システムを選ぶ際は、以下の点を総合的に比較検討しましょう。

  • 機能 請求書発行に特化しているか、入金消込まで行える多機能なものか。
  • 料金 自社の発行枚数に見合った料金体系か。
  • 操作性 経理担当者が直感的に使えるインターフェースか。
  • 法対応 インボイス制度や電子帳簿保存法に完全対応しているか。
  • 連携性 使用中の会計ソフトや販売管理システムとデータ連携が可能か。
  • 郵送代行 紙の請求書を代わりに印刷・郵送してくれるサービスがあるか。

まとめ

請求書の送付業務は、3つの重要な柱の上に成り立っています。それは、「ビジネスマナー(信頼関係の構築)」、「法的遵守(リスク管理)」、そして「効率とコスト(経営戦略)」です。伝統的な郵送方法を継続する場合でも、本稿で解説したマナーを徹底し、「信書」ルールを厳格に遵守することは、企業の信頼性を守る上で不可欠です。
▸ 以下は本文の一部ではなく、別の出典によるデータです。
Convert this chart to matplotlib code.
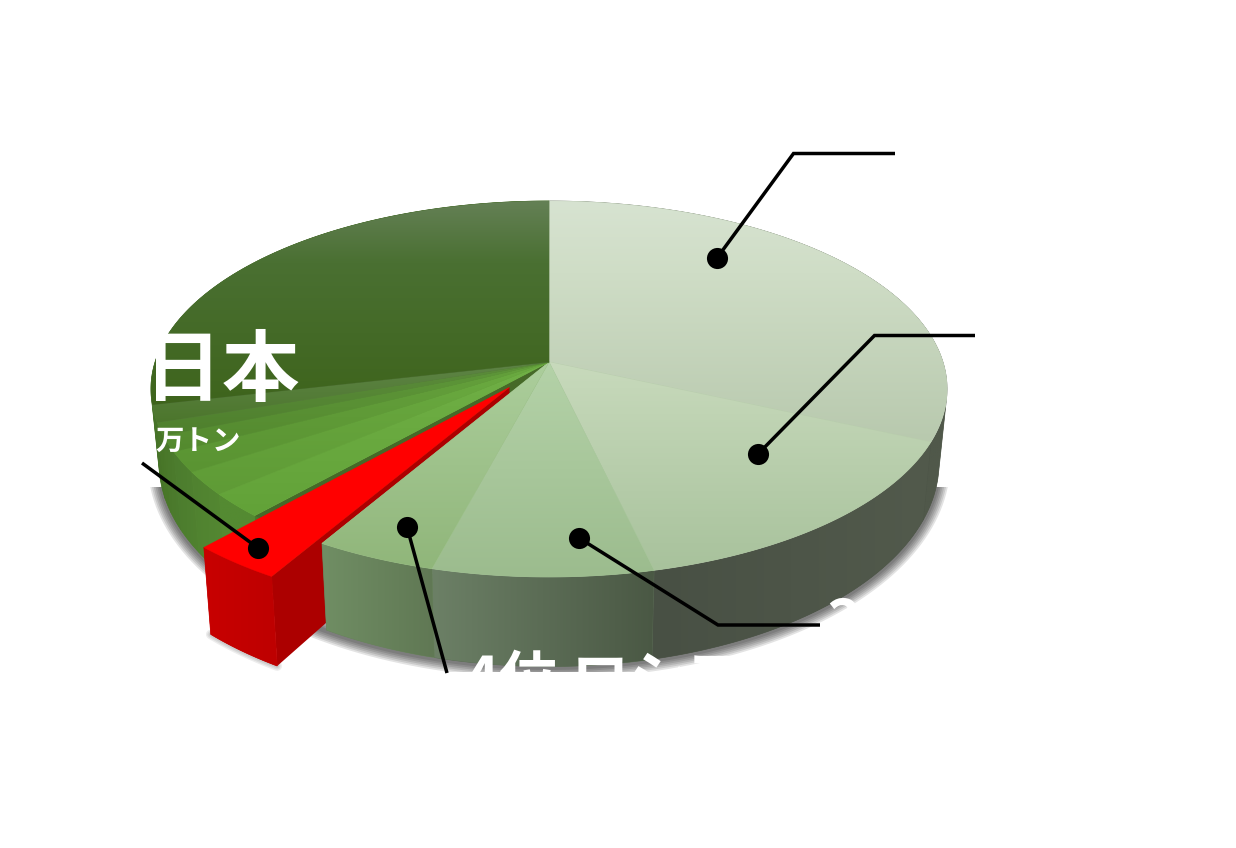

一方で、目前に迫る郵便料金の値上げ、テレワークの定着、電子帳簿保存法の改正といった外部環境の変化は、請求業務の電子化が多くの企業にとって避けては通れない経営課題となりつつあることを示唆しています。

重要なのは、自社の事業規模、取引先の状況、コスト、そして将来の事業展開を見据え、「紙での郵送」「完全な電子化」「両者を組み合わせたハイブリッド運用」の中から、現時点で最も合理的かつ戦略的な方法を選択することです。この一通の請求書に、あなたの企業の姿勢と未来が映し出されています。